Chronic Cash Flow Problems

Cash Flow Problems

Have you considered that your chronic cash flow problems may be a result of a malfunctioning budget process?  You may suspect foul play, but most of the time it comes down to two issues: 1) not properly planning the activities of the year with a well-thought out budget and 2) not monitoring actual results in comparison with the  budget. In our experience, this is usually the root of the cash flow problems.

Cash flow problems can result from money that is owed to your organization (receivables) that is not paid timely or expenses that are laid out ahead of the matching revenue (such as with an upcoming conference). But these situations are usually clear to see, easy to prepare for, and usually short-lived. When an organization has chronic cash flow problems, the root may be the lack of proper planning and monitoring.

When you take time to carefully plan the revenue and expenses that your  organization will incur in the next year, you are considering realistic scenarios, setting goals, and planning for the largest expense you are likely to have – personnel.   If the numbers do not fit, as in having an unplanned deficit, you need to make difficult decisions before the year begins. This sets you in a position of control. When you monitor the planned activity to the actual results (through budget to actual comparisons) you are controlling the situation further by making decisions during the year based on the results of the budget-to-actual.  

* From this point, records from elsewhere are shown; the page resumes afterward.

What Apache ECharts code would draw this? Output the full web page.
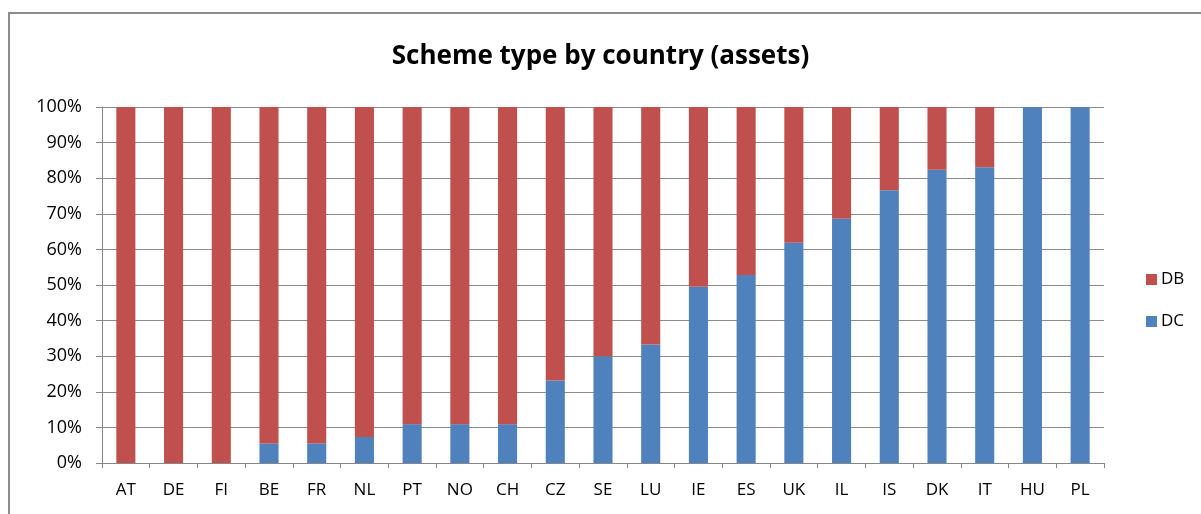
<!DOCTYPE html>
<html>
<head>
<meta charset="utf-8">
<script src="https://cdn.jsdelivr.net/npm/echarts@6/dist/echarts.min.js"></script>
<style>
html, body { margin: 0; padding: 0; background: #fff; }
#chart { width: 1201px; height: 514px; }
</style>
</head>
<body>
<div id="chart"></div>
<script>
// countries and DC share of assets (%), DB is the remainder
var countries = ['AT', 'DE', 'FI', 'BE', 'FR', 'NL', 'PT', 'NO', 'CH', 'CZ', 'SE', 'LU', 'IE', 'ES', 'UK', 'IL', 'IS', 'DK', 'IT', 'HU', 'PL'];
var dcShare = [0, 0, 0, 5.5, 5.5, 7.3, 10.9, 10.9, 10.9, 23.2, 30.0, 33.3, 49.5, 52.8, 61.9, 68.6, 76.6, 82.4, 83.1, 100, 100];
var dbShare = [100, 100, 100, 94.5, 94.5, 92.7, 89.1, 89.1, 89.1, 76.8, 70.0, 66.7, 50.5, 47.2, 38.1, 31.4, 23.4, 17.6, 16.9, 0, 0];
var yTicks = [0, 10, 20, 30, 40, 50, 60, 70, 80, 90, 100];

var myChart = echarts.init(document.getElementById('chart'));
var font = 'Open Sans';
var option = {
	backgroundColor: '#fff',
	animation: false,
	graphic: [{
		type: 'rect',
		shape: { x: 9, y: 13, width: 1300, height: 600 },
		style: { fill: 'none', stroke: '#8c8c8c', lineWidth: 2 }
	}],
	title: {
		text: 'Scheme type by country (assets)',
		left: 'center',
		top: 39,
		textStyle: { fontFamily: font, fontWeight: 'bold', fontSize: 26, color: '#000' }
	},
	legend: {
		orient: 'vertical',
		left: 1141,
		top: 266,
		itemWidth: 11,
		itemHeight: 11,
		itemGap: 25,
		icon: 'rect',
		data: ['DB', 'DC'],
		textStyle: { fontFamily: font, fontSize: 17, color: '#000', padding: [0, 0, 0, -1] }
	},
	grid: { left: 102, right: 97, top: 107, bottom: 51, containLabel: false },
	xAxis: {
		type: 'category',
		data: countries,
		axisLine: { lineStyle: { color: '#868686', width: 1 } },
		axisTick: { show: true, length: 5, lineStyle: { color: '#868686' } },
		axisLabel: { fontFamily: font, fontSize: 17, color: '#000', margin: 19 }
	},
	yAxis: {
		type: 'value',
		min: 0,
		max: 100,
		interval: 10,
		axisLine: { show: true, lineStyle: { color: '#868686' } },
		axisTick: { show: true, length: 6, lineStyle: { color: '#868686' } },
		splitLine: { lineStyle: { color: '#8c8c8c', width: 1 } },
		axisLabel: {
			fontFamily: font, fontSize: 18, color: '#000', margin: 20,
			formatter: function (v) { return yTicks.indexOf(v) >= 0 ? v + '%' : ''; }
		}
	},
	series: [
		{
			name: 'DC',
			type: 'bar',
			stack: 'total',
			barCategoryGap: '60%',
			itemStyle: { color: '#4f81bd' },
			data: dcShare
		},
		{
			name: 'DB',
			type: 'bar',
			stack: 'total',
			barCategoryGap: '60%',
			itemStyle: { color: '#c0504d' },
			data: dbShare
		}
	]
};
myChart.setOption(option);
</script>
</body>
</html>
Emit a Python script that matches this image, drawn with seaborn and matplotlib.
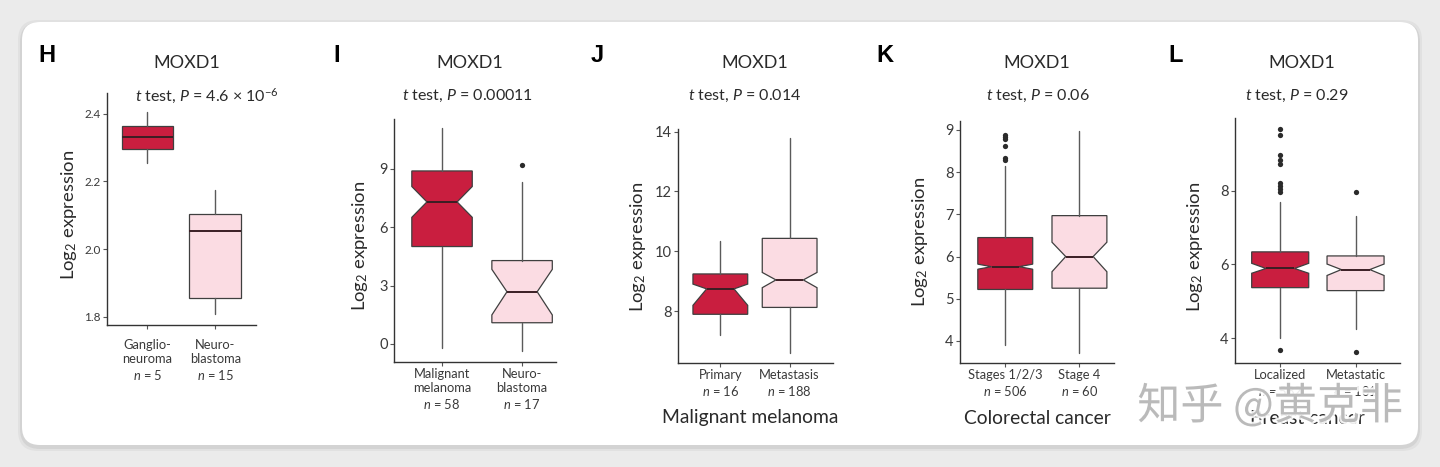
import matplotlib
matplotlib.use("Agg")
import matplotlib.pyplot as plt
import matplotlib.patheffects as pe
from matplotlib.patches import FancyBboxPatch
from matplotlib.transforms import IdentityTransform
import seaborn as sns

# ---- data (per group: whisker low, q1, median, q3, whisker high)
h_groups = ["Ganglio-\nneuroma\n$n$ = 5", "Neuro-\nblastoma\n$n$ = 15"]
h_box = [[2.254, 2.297, 2.330, 2.365, 2.404], [1.808, 1.857, 2.053, 2.103, 2.175]]
h_notch = [None, None]
h_fliers = [[], []]

i_groups = ["Malignant\nmelanoma\n$n$ = 58", "Neuro-\nblastoma\n$n$ = 17"]
i_box = [[-0.19, 5.00, 7.29, 8.88, 11.07], [-0.36, 1.09, 2.68, 4.28, 8.33]]
i_notch = [[6.50, 8.08], [1.49, 3.83]]
i_fliers = [[], [9.19]]

j_groups = ["Primary\n$n$ = 16", "Metastasis\n$n$ = 188"]
j_box = [[7.20, 7.89, 8.74, 9.24, 10.35], [6.61, 8.12, 9.04, 10.43, 13.80]]
j_notch = [[8.19, 8.90], [8.78, 9.29]]
j_fliers = [[], []]

k_groups = ["Stages 1/2/3\n$n$ = 506", "Stage 4\n$n$ = 60"]
k_box = [[3.91, 5.22, 5.76, 6.45, 8.15], [3.72, 5.25, 6.00, 6.97, 8.98]]
k_notch = [[5.70, 5.82], [5.64, 6.34]]
k_fliers = [[8.87, 8.83, 8.79, 8.62, 8.33, 8.28], []]

l_groups = ["Localized\n$n$ = 582", "Metastatic\n$n$ = 101"]
l_box = [[4.00, 5.37, 5.89, 6.34, 7.70], [4.25, 5.29, 5.86, 6.23, 7.32]]
l_notch = [[5.76, 6.03], [5.70, 6.01]]
l_fliers = [[9.67, 9.50, 8.96, 8.83, 8.71, 8.22, 8.13, 8.05, 7.95, 3.67], [7.95, 3.62]]

p_values = ["4.6 × 10$^{-6}$", "0.00011", "0.014", "0.06", "0.29"]
panel_letters = ["H", "I", "J", "K", "L"]
cancer_types = [None, None, "Malignant melanoma", "Colorectal cancer", "Breast cancer"]

RED = "#C91E3F"
PINK = "#FBDCE3"
W, H = 1440, 467

sns.set_theme(style="ticks")
plt.rcParams["font.family"] = ["Lato", "DejaVu Sans"]
plt.rcParams["mathtext.fontset"] = "custom"
plt.rcParams["mathtext.rm"] = "Lato"
plt.rcParams["mathtext.it"] = "Lato:italic"
plt.rcParams["text.color"] = "#2a2a2a"

fig = plt.figure(figsize=(W / 100, H / 100), dpi=100, facecolor="#ebebeb")

# white card with a soft shadow
for grow, alpha in [(4, 0.04), (2, 0.06)]:
    fig.add_artist(FancyBboxPatch((22 - grow, H - 445 - grow - 2), 1396 + 2 * grow, 423 + 2 * grow,
                                  boxstyle="round,pad=0,rounding_size=20", transform=IdentityTransform(),
                                  facecolor="black", edgecolor="none", alpha=alpha, zorder=0))
fig.add_artist(FancyBboxPatch((22, H - 445), 1396, 423, boxstyle="round,pad=0,rounding_size=18",
                              transform=IdentityTransform(), facecolor="white", edgecolor="none", zorder=0))


def px(x, y):
    return x / W, 1 - y / H


def draw_panel(rect, groups, box, notch, fliers, ylim, xlim, yticks, fmt, width, xpad, ytick_size):
    x0, x1, ytop, ybot = rect
    ax = fig.add_axes([x0 / W, 1 - ybot / H, (x1 - x0) / W, (ybot - ytop) / H])
    ax.set_facecolor("none")
    stats = []
    for b, nt, fl in zip(box, notch, fliers):
        s = dict(whislo=b[0], q1=b[1], med=b[2], q3=b[3], whishi=b[4], fliers=fl)
        if nt is not None:
            s["cilo"], s["cihi"] = nt
        stats.append(s)
    parts = ax.bxp(stats, positions=[0, 1], widths=width, patch_artist=True,
                   shownotches=notch[0] is not None, showcaps=False,
                   boxprops=dict(edgecolor="#3f3f3f", linewidth=0.9),
                   whiskerprops=dict(color="#5a5a5a", linewidth=1.0),
                   medianprops=dict(color="#3a1e24", linewidth=1.4),
                   flierprops=dict(marker="o", markersize=3.8, markerfacecolor="#2b2b2b",
                                   markeredgewidth=0))
    for patch, c in zip(parts["boxes"], [RED, PINK]):
        patch.set_facecolor(c)
    ax.set_xlim(*xlim)
    ax.set_ylim(*ylim)
    ax.set_yticks(yticks)
    ax.set_yticklabels([fmt.format(t) for t in yticks], fontsize=ytick_size, color="#3a3a3a")
    ax.set_xticks([0, 1])
    ax.set_xticklabels(groups, fontsize=9.3, color="#3a3a3a", linespacing=1.25)
    ax.tick_params(axis="y", length=3, width=0.8, color="#555555", pad=1.5)
    ax.tick_params(axis="x", length=3, width=0.8, color="#555555", pad=xpad)
    for sp in ["left", "bottom"]:
        ax.spines[sp].set_color("#333333")
        ax.spines[sp].set_linewidth(1.0)
    sns.despine(ax=ax)
    return ax


rects = [(106.7, 256, 93, 325), (394, 555.7, 119.3, 362.3), (677.7, 833.3, 129, 363.3),
         (960, 1114.3, 120.7, 363.3), (1235, 1400, 118.3, 363.3)]
draw_panel(rects[0], h_groups, h_box, h_notch, h_fliers, (1.776, 2.461), (-0.6, 1.6),
           [1.8, 2.0, 2.2, 2.4], "{:.1f}", 0.76, 7, 8.5)
draw_panel(rects[1], i_groups, i_box, i_notch, i_fliers, (-0.94, 11.53), (-0.6, 1.42),
           [0, 3, 6, 9], "{:g}", 0.755, 1, 10.5)
draw_panel(rects[2], j_groups, j_box, j_notch, j_fliers, (6.25, 14.09), (-0.615, 1.63),
           [8, 10, 12, 14], "{:g}", 0.79, 1, 10.5)
draw_panel(rects[3], k_groups, k_box, k_notch, k_fliers, (3.47, 9.22), (-0.61, 1.47),
           [4, 5, 6, 7, 8, 9], "{:g}", 0.74, 1, 10.5)
draw_panel(rects[4], l_groups, l_box, l_notch, l_fliers, (3.32, 9.96), (-0.60, 1.59),
           [4, 6, 8], "{:g}", 0.757, 1, 10.5)

# panel texts
letter_pos = [(47, 55), (337, 55), (597, 55), (885, 55), (1176, 55)]
title_pos = [(187, 63), (470, 63), (755, 63), (1037, 63), (1302, 63)]
sub_pos = [(207, 96), (468, 96), (745, 96), (1038, 96), (1297, 96)]
ylab_pos = [(69, 215), (360, 246), (638, 247), (920, 242), (1195, 247)]
bottom_pos = [None, None, (750, 418), (1037, 418), (1307, 418)]

for k in range(5):
    fig.text(*px(*letter_pos[k]), panel_letters[k], fontsize=17, fontweight="bold",
             family="Liberation Sans", color="black", ha="center", va="center")
    fig.text(*px(*title_pos[k]), "MOXD1", fontsize=13, ha="center", va="center")
    fig.text(*px(*sub_pos[k]), "$\\it{t}$ test, $\\it{P}$ = " + p_values[k], fontsize=11.5,
             ha="center", va="center")
    fig.text(*px(*ylab_pos[k]), "Log$_2$ expression", fontsize=13.3, rotation=90,
             ha="center", va="center")
    if cancer_types[k]:
        fig.text(*px(*bottom_pos[k]), cancer_types[k], fontsize=13.9, ha="center", va="center")

# watermark
fig.text(*px(1270, 407), "知乎 @黄克非", fontsize=31, family=["Noto Sans CJK SC", "DejaVu Sans"],
         color="#b4b4b4", ha="center", va="center", alpha=0.9,
         path_effects=[pe.withStroke(linewidth=3, foreground="white")])

fig.savefig("out.png", dpi=100, facecolor=fig.get_facecolor())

Financial results tend to come in “waves”.  The results of a poor financial decision made today may not be felt immediately. Chronic cash flow problems usually result from lack of proper planning and lack of control over the results.  The wave effect continues until the root cause is addressed. To understand the effects of these waves, we recommend that you create and monitor a cash flow budget for the year. This cash flow budget is created from the organization’s annual budget.

We’ve had clients whose planning drilled down to each grant.  Upon close inspection, the grants were being overspent, and those expenses were eating into the admin budget.  In other cases, grants were being underspent, leaving money on the table. In most cases, the biggest expense was personnel, so controlling the amount of time that employees spend on the grant made a great impact on the fulfillment of the budget and therefore, the organization’s cash flow.

Preventing cash flow problems requires a multi-step approach:

  1. Create a well-thought-out budget for the fiscal year.
  2. Create a cash flow projection based on that budget.
  3. Monitor both the budget and the cash flow projection.  
  4. Anticipate and mitigate cash flow dips.
  5. With this information, make timely, well informed decisions that will maintain financial health.

When a new client comes to talk to us about controlling their cash flow situation and we discuss their budgeting process, we always get a nod of agreement that the planning piece has been missing.  Get ahead of this problem by implementing the ideas above.